_EXERCISE MATERIALS_.
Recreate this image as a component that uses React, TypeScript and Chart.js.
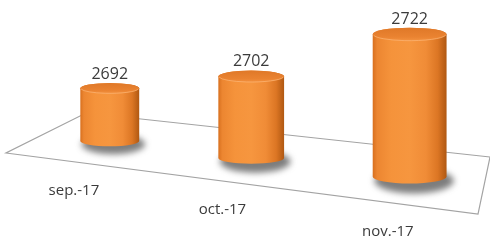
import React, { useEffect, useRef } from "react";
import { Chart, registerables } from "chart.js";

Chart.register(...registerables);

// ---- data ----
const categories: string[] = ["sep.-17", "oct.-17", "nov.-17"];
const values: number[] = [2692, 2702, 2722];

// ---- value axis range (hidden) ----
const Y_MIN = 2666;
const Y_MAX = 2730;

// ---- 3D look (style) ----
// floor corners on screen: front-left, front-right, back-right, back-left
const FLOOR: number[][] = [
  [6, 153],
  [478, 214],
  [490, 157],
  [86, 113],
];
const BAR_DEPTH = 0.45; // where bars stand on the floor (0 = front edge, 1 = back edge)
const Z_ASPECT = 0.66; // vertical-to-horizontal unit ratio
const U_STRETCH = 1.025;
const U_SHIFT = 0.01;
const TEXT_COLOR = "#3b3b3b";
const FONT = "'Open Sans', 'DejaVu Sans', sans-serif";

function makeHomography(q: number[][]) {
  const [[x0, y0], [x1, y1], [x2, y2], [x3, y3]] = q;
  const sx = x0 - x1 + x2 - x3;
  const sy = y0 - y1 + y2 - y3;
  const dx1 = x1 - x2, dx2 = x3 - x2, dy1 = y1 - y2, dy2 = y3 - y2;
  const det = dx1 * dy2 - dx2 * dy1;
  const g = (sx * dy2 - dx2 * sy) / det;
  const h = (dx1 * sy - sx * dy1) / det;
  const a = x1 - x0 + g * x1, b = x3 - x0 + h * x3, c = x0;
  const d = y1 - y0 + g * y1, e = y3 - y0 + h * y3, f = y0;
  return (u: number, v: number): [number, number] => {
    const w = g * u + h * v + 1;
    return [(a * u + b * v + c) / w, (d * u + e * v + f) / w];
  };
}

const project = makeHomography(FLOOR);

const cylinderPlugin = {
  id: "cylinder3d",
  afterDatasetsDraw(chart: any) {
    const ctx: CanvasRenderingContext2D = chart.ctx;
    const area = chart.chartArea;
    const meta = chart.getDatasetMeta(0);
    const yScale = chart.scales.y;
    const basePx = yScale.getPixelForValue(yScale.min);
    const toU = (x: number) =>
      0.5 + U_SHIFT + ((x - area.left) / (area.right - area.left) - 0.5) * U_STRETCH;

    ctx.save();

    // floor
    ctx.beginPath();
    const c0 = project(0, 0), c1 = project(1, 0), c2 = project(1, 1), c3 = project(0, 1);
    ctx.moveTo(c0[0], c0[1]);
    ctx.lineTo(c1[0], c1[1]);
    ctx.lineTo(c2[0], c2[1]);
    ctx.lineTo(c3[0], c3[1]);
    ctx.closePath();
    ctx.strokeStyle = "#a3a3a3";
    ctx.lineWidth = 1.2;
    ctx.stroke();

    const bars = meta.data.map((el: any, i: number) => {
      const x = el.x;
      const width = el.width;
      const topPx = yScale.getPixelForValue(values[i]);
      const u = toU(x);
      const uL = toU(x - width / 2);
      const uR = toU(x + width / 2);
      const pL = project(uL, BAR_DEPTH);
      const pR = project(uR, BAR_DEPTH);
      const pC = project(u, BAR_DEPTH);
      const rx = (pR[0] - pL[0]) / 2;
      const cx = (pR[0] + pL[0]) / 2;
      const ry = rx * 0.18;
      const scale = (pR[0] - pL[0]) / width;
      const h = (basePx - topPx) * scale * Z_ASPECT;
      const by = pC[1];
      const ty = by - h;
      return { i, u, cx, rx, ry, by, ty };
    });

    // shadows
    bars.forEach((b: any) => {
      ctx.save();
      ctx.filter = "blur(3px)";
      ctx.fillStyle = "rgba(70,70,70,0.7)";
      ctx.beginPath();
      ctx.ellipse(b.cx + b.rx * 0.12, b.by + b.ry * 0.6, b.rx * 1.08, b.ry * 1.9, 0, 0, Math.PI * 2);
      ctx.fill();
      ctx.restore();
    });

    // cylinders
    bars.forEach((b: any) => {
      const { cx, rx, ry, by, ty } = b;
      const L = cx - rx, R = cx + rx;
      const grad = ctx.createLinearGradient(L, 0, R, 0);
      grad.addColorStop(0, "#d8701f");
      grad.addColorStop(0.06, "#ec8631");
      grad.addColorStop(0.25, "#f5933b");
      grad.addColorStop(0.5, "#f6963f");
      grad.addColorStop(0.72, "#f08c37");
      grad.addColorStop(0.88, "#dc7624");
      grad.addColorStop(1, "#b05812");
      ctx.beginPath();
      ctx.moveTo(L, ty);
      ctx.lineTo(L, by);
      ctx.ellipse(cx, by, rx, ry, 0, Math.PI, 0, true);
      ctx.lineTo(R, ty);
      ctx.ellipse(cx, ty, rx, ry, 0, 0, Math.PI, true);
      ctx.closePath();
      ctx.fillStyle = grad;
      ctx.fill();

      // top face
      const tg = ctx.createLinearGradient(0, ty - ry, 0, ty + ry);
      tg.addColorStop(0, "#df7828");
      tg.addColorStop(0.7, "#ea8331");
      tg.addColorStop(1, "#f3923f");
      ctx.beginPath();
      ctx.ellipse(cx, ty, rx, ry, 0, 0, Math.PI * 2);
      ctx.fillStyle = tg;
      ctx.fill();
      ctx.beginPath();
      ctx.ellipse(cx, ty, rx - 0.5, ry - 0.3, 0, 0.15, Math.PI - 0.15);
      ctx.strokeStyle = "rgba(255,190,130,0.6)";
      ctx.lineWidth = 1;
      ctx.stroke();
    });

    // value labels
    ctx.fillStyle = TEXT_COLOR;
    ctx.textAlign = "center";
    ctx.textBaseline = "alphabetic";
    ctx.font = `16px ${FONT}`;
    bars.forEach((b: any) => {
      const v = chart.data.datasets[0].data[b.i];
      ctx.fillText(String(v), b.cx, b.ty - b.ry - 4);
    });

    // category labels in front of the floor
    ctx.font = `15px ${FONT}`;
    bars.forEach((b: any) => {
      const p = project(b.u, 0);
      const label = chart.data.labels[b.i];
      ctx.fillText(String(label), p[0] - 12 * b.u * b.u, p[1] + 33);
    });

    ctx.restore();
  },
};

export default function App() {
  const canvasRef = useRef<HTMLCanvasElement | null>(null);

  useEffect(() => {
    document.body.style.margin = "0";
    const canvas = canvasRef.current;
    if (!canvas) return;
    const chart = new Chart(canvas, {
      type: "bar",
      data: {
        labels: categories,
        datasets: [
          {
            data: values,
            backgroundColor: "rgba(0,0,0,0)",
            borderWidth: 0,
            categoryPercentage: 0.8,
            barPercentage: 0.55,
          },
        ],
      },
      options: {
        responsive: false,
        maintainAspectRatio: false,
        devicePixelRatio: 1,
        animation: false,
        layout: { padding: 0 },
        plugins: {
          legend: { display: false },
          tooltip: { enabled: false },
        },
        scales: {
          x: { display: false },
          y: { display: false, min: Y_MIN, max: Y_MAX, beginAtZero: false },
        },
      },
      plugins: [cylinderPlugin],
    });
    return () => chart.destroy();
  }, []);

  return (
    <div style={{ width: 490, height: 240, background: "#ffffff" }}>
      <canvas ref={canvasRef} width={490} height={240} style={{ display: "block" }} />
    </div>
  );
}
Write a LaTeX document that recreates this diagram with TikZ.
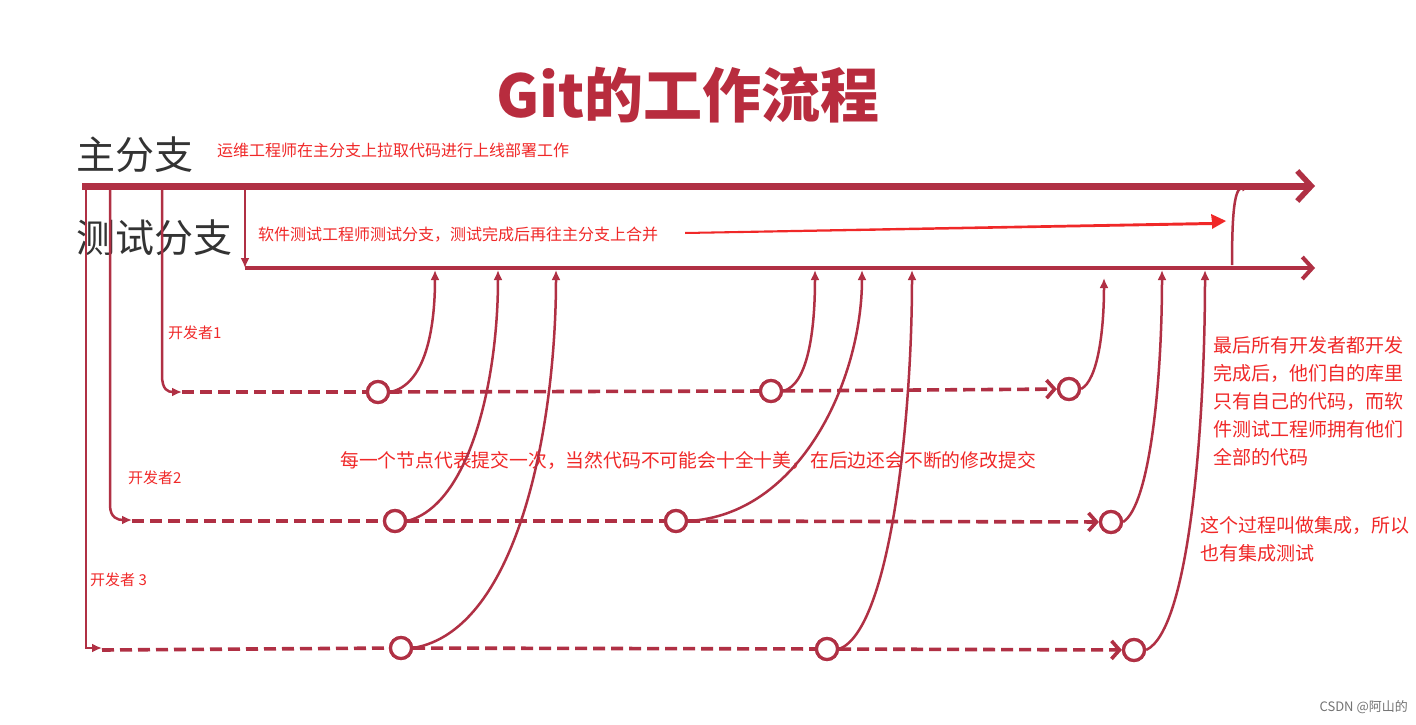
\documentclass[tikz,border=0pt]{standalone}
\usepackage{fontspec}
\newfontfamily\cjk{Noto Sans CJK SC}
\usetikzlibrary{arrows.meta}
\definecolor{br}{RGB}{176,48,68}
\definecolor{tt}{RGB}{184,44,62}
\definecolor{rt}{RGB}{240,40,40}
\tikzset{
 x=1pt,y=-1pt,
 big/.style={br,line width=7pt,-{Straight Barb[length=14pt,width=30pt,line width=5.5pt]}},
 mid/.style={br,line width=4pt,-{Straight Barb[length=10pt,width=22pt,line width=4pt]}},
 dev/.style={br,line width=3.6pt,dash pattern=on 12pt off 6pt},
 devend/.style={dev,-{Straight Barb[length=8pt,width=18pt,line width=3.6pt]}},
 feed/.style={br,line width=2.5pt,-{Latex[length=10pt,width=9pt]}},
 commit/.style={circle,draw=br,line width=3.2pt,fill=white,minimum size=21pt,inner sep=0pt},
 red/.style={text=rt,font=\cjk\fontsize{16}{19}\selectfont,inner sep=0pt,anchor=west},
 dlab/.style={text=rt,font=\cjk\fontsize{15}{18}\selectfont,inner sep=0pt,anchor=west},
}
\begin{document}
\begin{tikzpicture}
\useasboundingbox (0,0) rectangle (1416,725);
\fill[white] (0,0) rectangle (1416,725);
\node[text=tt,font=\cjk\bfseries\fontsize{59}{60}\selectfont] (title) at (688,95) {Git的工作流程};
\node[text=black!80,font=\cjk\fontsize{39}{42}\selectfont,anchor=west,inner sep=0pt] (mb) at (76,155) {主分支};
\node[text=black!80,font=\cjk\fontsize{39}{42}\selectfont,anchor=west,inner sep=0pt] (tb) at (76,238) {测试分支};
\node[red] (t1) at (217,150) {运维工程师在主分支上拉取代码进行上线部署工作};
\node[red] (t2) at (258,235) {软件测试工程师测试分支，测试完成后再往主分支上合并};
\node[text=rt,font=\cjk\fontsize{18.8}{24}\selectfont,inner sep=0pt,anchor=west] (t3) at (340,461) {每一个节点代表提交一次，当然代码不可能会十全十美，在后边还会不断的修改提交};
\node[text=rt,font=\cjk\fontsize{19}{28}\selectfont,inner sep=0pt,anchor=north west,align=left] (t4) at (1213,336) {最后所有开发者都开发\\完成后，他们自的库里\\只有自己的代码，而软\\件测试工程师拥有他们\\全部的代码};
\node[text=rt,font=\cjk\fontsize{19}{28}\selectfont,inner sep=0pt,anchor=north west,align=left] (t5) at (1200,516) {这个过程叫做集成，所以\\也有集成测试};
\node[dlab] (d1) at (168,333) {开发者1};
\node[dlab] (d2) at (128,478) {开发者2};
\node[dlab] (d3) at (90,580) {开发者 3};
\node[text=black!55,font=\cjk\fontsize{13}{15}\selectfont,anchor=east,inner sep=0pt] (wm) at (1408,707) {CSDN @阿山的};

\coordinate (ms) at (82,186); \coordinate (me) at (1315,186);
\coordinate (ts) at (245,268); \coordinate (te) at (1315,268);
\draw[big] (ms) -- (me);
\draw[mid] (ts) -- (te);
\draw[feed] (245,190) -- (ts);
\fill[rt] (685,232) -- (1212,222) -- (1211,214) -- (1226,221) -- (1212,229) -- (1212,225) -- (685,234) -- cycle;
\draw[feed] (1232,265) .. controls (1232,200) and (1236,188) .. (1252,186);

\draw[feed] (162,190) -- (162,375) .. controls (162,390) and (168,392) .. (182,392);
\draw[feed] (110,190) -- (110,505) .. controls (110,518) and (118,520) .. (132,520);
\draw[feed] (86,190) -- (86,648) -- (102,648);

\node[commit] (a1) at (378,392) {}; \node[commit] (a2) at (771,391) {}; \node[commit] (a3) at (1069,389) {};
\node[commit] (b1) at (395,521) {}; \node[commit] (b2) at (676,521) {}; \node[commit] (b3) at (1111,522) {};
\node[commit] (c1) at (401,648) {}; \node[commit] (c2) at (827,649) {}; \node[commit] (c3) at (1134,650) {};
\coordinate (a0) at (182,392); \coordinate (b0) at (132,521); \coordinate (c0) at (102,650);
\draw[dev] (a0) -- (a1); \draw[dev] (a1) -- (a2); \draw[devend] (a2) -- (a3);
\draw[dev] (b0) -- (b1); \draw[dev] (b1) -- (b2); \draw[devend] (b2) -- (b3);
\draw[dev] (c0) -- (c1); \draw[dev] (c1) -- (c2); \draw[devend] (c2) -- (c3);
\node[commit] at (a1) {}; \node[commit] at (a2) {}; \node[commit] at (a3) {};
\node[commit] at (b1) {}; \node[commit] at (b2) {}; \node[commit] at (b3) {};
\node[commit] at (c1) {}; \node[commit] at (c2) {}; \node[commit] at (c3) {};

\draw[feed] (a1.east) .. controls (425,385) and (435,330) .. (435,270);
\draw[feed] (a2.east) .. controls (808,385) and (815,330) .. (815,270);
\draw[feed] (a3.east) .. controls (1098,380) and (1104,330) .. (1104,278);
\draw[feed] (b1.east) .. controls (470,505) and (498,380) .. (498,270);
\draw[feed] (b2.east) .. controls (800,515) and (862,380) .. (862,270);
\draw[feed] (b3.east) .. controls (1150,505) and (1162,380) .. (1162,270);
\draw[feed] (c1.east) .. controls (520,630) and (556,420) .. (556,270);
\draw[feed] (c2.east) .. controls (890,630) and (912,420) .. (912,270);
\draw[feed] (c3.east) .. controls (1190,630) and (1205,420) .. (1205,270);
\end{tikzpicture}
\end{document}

_SET TASK_.
Starting at the first line of the entries, restate word for word everything through the line that holds "const project = makeHomography(FLOOR);", both ends included, but omit any pictures.

_IN RESPONSE_.
Recreate this image as a component that uses React, TypeScript and Chart.js.
import React, { useEffect, useRef } from "react";
import { Chart, registerables } from "chart.js";

Chart.register(...registerables);

// ---- data ----
const categories: string[] = ["sep.-17", "oct.-17", "nov.-17"];
const values: number[] = [2692, 2702, 2722];

// ---- value axis range (hidden) ----
const Y_MIN = 2666;
const Y_MAX = 2730;

// ---- 3D look (style) ----
// floor corners on screen: front-left, front-right, back-right, back-left
const FLOOR: number[][] = [
  [6, 153],
  [478, 214],
  [490, 157],
  [86, 113],
];
const BAR_DEPTH = 0.45; // where bars stand on the floor (0 = front edge, 1 = back edge)
const Z_ASPECT = 0.66; // vertical-to-horizontal unit ratio
const U_STRETCH = 1.025;
const U_SHIFT = 0.01;
const TEXT_COLOR = "#3b3b3b";
const FONT = "'Open Sans', 'DejaVu Sans', sans-serif";

function makeHomography(q: number[][]) {
  const [[x0, y0], [x1, y1], [x2, y2], [x3, y3]] = q;
  const sx = x0 - x1 + x2 - x3;
  const sy = y0 - y1 + y2 - y3;
  const dx1 = x1 - x2, dx2 = x3 - x2, dy1 = y1 - y2, dy2 = y3 - y2;
  const det = dx1 * dy2 - dx2 * dy1;
  const g = (sx * dy2 - dx2 * sy) / det;
  const h = (dx1 * sy - sx * dy1) / det;
  const a = x1 - x0 + g * x1, b = x3 - x0 + h * x3, c = x0;
  const d = y1 - y0 + g * y1, e = y3 - y0 + h * y3, f = y0;
  return (u: number, v: number): [number, number] => {
    const w = g * u + h * v + 1;
    return [(a * u + b * v + c) / w, (d * u + e * v + f) / w];
  };
}

const project = makeHomography(FLOOR);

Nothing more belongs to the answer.